Search the listing below for the string "this" and copy every line where it occurs.

--- START OF Supplied entries ---

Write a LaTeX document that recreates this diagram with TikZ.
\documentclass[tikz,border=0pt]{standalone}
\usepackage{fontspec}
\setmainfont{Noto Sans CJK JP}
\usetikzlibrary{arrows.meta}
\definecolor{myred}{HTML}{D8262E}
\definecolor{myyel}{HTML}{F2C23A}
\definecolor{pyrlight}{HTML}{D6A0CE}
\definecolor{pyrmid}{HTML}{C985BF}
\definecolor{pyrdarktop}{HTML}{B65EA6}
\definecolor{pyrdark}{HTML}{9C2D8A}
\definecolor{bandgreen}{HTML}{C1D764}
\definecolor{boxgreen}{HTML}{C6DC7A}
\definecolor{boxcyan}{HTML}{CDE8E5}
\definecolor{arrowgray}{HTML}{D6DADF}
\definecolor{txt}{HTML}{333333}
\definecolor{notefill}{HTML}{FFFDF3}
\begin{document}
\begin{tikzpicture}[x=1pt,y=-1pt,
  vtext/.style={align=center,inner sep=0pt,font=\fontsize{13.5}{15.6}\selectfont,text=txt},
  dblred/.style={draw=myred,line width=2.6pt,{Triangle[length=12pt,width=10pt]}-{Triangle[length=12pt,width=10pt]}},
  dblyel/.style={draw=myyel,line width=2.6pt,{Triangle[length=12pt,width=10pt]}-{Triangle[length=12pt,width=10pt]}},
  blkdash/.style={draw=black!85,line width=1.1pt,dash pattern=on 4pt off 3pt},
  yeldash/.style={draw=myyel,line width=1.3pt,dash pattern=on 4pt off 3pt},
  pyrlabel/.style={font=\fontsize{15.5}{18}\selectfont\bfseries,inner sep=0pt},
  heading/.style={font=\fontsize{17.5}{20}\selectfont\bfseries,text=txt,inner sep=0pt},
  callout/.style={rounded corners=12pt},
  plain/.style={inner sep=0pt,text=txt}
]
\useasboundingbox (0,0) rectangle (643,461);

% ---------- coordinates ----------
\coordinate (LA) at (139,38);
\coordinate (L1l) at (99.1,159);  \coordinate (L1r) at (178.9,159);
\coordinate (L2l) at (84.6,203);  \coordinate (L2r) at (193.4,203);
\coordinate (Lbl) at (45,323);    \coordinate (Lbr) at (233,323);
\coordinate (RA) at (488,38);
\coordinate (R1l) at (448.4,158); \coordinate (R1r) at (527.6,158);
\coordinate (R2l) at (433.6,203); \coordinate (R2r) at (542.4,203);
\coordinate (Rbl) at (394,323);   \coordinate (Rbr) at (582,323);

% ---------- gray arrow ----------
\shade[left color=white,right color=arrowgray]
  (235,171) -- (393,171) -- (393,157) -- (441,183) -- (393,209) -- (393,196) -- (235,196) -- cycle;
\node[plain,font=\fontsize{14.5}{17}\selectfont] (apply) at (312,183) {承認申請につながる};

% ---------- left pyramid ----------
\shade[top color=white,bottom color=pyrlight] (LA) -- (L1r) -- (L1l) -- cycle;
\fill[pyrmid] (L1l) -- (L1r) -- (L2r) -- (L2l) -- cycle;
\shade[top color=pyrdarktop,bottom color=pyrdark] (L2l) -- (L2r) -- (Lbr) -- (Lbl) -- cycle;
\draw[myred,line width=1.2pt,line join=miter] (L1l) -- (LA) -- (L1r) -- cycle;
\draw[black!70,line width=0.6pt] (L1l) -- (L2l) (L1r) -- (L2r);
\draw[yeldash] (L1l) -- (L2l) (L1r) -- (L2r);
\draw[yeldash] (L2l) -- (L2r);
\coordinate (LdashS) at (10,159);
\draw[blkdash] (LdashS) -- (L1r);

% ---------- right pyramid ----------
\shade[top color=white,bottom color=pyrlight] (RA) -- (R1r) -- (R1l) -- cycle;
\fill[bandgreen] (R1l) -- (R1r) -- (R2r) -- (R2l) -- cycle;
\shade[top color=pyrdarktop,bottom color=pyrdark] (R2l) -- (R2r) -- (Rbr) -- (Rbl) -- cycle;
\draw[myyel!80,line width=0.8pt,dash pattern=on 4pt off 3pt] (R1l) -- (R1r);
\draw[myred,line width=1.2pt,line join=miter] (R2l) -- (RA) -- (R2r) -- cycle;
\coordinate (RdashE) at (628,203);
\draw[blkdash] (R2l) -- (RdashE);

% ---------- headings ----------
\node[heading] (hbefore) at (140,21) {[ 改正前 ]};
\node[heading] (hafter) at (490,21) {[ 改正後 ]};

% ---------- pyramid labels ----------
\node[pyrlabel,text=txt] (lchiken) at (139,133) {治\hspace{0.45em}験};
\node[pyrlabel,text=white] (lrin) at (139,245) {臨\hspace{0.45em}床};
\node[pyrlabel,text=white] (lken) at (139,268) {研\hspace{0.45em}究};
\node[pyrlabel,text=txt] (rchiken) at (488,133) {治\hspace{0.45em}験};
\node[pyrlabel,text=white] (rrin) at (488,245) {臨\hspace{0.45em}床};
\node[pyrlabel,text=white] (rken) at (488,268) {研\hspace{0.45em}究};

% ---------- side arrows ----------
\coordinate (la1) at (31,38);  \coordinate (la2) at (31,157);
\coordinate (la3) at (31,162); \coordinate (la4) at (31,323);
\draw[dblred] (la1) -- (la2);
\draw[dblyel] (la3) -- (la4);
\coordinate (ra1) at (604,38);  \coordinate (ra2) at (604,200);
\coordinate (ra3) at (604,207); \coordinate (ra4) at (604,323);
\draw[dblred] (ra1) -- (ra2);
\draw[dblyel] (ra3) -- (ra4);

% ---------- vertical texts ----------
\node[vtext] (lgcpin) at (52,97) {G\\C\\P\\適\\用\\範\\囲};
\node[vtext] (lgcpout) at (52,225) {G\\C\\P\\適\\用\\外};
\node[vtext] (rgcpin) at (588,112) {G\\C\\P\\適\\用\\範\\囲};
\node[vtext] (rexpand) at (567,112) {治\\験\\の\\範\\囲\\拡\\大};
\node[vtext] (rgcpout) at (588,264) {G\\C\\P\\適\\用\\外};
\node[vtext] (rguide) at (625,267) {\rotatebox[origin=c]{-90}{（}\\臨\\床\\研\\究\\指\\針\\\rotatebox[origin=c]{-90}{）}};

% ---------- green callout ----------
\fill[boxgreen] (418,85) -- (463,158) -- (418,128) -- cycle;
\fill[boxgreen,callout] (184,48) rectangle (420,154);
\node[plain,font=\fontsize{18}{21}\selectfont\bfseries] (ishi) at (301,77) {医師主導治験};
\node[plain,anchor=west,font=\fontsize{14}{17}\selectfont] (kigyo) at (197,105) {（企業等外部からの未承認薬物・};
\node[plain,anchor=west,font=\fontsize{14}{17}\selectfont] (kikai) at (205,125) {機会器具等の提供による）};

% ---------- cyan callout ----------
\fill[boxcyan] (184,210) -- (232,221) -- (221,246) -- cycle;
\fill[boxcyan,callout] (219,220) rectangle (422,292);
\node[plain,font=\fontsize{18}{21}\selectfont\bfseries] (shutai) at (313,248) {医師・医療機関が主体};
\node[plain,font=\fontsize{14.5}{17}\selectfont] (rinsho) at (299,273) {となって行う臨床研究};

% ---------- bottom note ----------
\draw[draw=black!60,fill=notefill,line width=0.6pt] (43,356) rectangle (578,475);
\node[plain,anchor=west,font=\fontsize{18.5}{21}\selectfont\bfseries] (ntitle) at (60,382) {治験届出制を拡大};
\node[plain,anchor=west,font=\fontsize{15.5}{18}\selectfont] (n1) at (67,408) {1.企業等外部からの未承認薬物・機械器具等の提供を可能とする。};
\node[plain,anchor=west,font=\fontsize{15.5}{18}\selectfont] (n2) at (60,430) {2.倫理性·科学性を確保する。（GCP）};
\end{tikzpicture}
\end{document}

--- END OF Supplied entries ---
--- START OF Supplied entries ---

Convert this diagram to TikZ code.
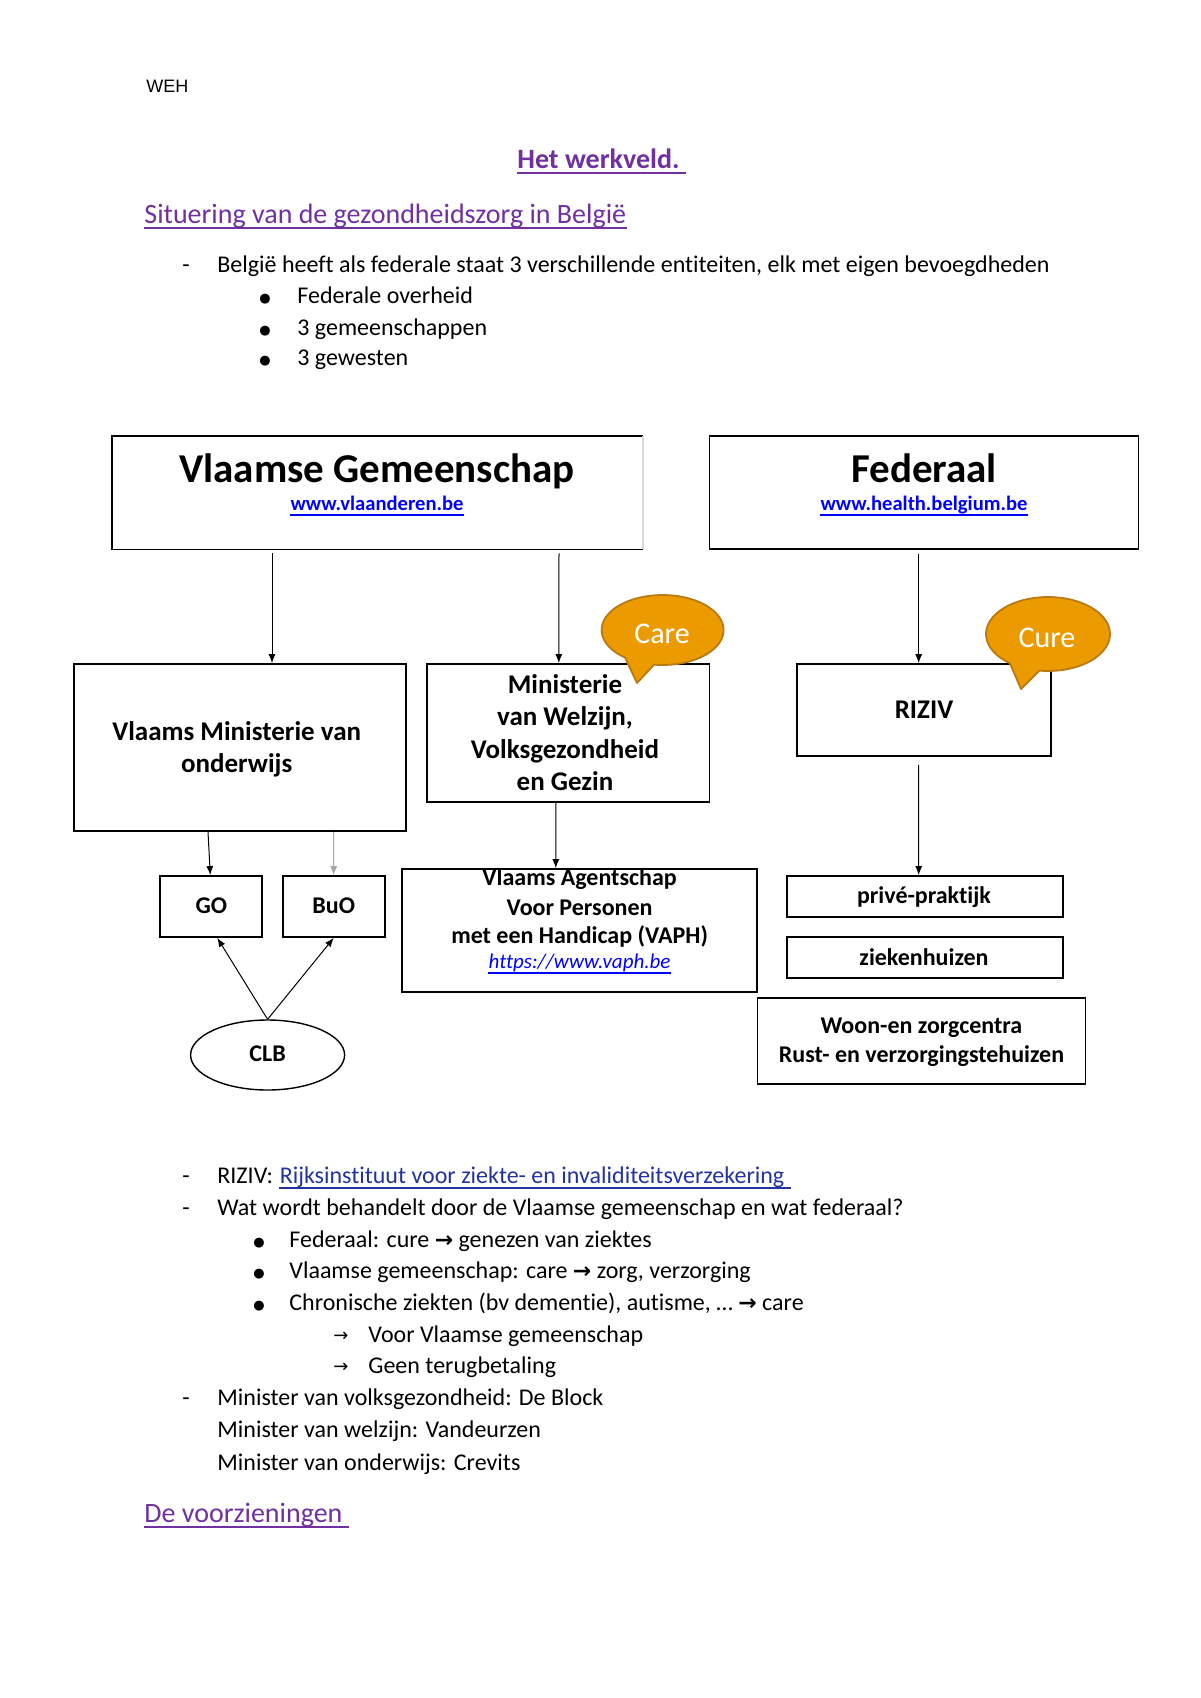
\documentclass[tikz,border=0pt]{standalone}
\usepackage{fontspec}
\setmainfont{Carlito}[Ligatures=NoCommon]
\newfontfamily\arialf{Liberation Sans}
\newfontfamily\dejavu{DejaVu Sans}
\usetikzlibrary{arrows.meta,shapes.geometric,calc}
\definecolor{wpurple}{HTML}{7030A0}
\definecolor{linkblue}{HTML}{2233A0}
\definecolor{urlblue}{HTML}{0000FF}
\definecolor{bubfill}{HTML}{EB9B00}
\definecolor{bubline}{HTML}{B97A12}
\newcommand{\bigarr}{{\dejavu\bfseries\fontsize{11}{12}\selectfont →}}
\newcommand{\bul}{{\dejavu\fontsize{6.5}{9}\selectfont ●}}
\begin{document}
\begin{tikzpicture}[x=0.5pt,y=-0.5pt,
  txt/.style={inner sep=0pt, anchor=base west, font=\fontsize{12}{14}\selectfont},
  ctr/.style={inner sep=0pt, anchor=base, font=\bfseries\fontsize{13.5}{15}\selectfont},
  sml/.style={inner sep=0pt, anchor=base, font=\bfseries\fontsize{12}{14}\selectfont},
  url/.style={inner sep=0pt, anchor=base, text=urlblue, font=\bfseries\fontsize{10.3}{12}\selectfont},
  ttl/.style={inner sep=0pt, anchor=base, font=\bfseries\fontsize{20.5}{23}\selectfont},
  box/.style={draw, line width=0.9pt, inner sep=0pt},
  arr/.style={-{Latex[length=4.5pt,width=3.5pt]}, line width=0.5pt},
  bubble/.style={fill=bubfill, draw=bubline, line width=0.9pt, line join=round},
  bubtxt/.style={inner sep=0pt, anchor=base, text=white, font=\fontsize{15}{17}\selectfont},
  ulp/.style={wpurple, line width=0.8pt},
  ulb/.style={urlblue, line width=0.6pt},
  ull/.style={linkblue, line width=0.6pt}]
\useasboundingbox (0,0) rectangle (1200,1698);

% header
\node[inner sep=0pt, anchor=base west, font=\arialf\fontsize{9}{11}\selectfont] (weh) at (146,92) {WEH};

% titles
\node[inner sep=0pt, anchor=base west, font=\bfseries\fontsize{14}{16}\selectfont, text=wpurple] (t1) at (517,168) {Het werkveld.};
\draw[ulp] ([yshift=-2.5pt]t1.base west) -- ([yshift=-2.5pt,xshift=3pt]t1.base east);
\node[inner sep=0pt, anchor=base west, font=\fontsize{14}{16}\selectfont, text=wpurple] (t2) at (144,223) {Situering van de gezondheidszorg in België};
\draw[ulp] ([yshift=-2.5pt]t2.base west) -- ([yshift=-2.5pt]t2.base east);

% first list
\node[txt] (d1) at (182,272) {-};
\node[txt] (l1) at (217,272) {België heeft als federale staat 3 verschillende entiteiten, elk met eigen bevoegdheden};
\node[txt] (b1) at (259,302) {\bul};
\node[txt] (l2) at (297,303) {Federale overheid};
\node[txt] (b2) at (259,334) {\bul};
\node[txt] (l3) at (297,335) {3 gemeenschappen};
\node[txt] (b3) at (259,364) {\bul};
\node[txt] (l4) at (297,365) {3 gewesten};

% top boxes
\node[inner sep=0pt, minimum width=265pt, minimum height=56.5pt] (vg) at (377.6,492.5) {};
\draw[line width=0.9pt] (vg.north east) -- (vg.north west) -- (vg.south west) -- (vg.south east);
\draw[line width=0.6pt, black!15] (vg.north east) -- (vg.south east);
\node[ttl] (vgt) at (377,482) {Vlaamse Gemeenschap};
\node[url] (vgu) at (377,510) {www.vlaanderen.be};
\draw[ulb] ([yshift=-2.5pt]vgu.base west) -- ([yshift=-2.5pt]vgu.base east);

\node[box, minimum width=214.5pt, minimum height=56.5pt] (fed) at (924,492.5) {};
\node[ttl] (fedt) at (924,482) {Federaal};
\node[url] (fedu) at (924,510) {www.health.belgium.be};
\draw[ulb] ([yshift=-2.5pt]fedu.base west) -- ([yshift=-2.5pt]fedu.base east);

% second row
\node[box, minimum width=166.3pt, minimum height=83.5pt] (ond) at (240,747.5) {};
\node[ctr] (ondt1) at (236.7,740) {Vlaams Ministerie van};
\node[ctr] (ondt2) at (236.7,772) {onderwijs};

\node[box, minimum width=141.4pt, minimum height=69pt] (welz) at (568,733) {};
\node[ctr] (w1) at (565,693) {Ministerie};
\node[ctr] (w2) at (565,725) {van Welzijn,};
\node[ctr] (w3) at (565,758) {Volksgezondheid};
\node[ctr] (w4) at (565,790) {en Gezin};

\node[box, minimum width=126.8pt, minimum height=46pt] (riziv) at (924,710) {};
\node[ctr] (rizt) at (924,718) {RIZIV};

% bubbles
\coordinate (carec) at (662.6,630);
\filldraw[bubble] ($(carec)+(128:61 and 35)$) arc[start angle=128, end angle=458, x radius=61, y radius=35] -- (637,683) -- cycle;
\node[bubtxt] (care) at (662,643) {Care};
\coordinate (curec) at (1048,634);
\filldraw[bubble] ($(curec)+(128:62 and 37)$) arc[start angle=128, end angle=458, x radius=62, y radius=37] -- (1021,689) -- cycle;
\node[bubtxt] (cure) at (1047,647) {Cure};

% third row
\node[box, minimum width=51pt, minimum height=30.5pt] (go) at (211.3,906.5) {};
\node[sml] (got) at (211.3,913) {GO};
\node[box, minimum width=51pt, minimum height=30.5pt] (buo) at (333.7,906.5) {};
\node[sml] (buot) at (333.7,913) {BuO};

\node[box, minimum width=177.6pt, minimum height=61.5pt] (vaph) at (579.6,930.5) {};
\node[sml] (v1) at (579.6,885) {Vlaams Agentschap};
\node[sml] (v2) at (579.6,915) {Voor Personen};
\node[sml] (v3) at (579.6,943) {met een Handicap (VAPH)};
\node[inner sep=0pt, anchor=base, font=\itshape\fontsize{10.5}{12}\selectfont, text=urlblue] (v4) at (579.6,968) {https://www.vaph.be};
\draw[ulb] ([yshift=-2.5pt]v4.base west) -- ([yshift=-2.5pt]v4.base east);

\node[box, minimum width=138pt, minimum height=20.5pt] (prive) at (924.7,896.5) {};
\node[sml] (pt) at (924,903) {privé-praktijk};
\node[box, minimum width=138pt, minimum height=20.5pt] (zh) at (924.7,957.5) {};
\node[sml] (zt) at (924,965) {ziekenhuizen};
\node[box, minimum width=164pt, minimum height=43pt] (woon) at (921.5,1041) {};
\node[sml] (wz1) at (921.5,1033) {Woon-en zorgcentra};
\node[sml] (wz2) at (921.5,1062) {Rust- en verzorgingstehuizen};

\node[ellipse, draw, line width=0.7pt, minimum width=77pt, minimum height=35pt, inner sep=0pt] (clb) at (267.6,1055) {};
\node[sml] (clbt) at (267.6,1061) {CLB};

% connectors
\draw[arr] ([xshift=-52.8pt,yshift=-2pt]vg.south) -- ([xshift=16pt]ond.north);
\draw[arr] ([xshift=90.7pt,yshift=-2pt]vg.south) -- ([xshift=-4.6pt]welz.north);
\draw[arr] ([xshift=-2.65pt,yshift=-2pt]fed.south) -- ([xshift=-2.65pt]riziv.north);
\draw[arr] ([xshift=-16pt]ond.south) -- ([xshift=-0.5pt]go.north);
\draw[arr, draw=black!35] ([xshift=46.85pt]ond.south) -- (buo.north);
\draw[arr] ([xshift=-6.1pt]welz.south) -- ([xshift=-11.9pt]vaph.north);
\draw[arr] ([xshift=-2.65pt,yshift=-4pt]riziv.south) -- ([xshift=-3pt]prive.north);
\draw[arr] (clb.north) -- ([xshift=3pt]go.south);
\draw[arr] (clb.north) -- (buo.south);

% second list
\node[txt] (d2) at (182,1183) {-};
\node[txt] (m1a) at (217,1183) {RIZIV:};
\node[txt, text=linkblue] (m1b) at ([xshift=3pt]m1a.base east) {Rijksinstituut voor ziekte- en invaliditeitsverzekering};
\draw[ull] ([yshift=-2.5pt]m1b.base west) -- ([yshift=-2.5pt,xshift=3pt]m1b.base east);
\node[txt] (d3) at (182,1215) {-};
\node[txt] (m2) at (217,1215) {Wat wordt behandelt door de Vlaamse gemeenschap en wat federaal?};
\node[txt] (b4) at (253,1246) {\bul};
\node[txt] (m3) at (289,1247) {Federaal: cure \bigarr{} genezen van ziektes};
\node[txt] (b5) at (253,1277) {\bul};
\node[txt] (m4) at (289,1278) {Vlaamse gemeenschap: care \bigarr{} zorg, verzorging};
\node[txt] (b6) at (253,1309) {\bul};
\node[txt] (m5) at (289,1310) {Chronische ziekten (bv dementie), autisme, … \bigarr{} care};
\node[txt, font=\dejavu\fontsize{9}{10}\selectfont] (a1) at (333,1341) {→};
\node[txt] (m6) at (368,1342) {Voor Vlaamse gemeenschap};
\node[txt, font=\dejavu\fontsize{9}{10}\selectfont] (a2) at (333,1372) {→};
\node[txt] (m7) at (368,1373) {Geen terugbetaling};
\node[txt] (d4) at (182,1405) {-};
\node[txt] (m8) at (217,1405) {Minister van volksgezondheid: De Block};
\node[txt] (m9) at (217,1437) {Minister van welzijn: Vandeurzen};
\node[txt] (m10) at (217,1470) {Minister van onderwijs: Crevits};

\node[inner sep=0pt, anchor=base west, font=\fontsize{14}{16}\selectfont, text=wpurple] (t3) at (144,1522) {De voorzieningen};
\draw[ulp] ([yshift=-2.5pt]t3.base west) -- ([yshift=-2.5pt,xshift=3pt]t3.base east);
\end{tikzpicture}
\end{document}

--- END OF Supplied entries ---

Complete answer:
Write a LaTeX document that recreates this diagram with TikZ.
Convert this diagram to TikZ code.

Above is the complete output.